Lenders also capture LTV on the Uniform Residential Loan Application and transmit it through the Uniform Loan Delivery Dataset. If the LTV exceeds a certain level, automated underwriting engines may trigger compensating factor requests—like verification of reserves or lower debt ratios. Borrowers who understand these triggers can proactively assemble documentation, turning LTV into a strength rather than a bottleneck.
Advanced Considerations: Combined LTV and Future Equity
As properties appreciate or as amortization pays down principal, LTV naturally falls. Savvy homeowners monitor the trajectory to time mortgage insurance removal or to qualify for better refinancing terms. If a property’s market value rises by 5 percent while the loan amortizes by 3 percent in a single year, the LTV improvement is roughly 8 percentage points. Conversely, if values dip, the leverage ratio can increase even without borrowing more funds. That’s why stress-testing with conservative valuations is prudent. Investors may also look at the loan-to-cost (LTC) ratio during construction, which divides financed amounts by the total project cost instead of market value. Once the project stabilizes, LTC converts to LTV based on the appraised value of the completed property.
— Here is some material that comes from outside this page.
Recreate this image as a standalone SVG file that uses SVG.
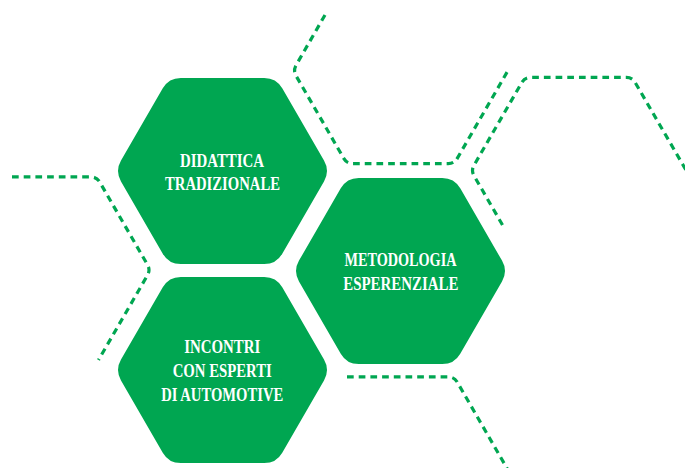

Looking forward, technology is accelerating valuation updates. Desktop appraisals, remote inspections, and machine learning models provide more frequent estimates, helping institutions monitor collateral coverage on a rolling basis. Borrowers gain from this transparency because they can identify when their LTV is low enough to eliminate mortgage insurance or pursue a more favorable cash-out refinance that keeps CLTV within program compliance.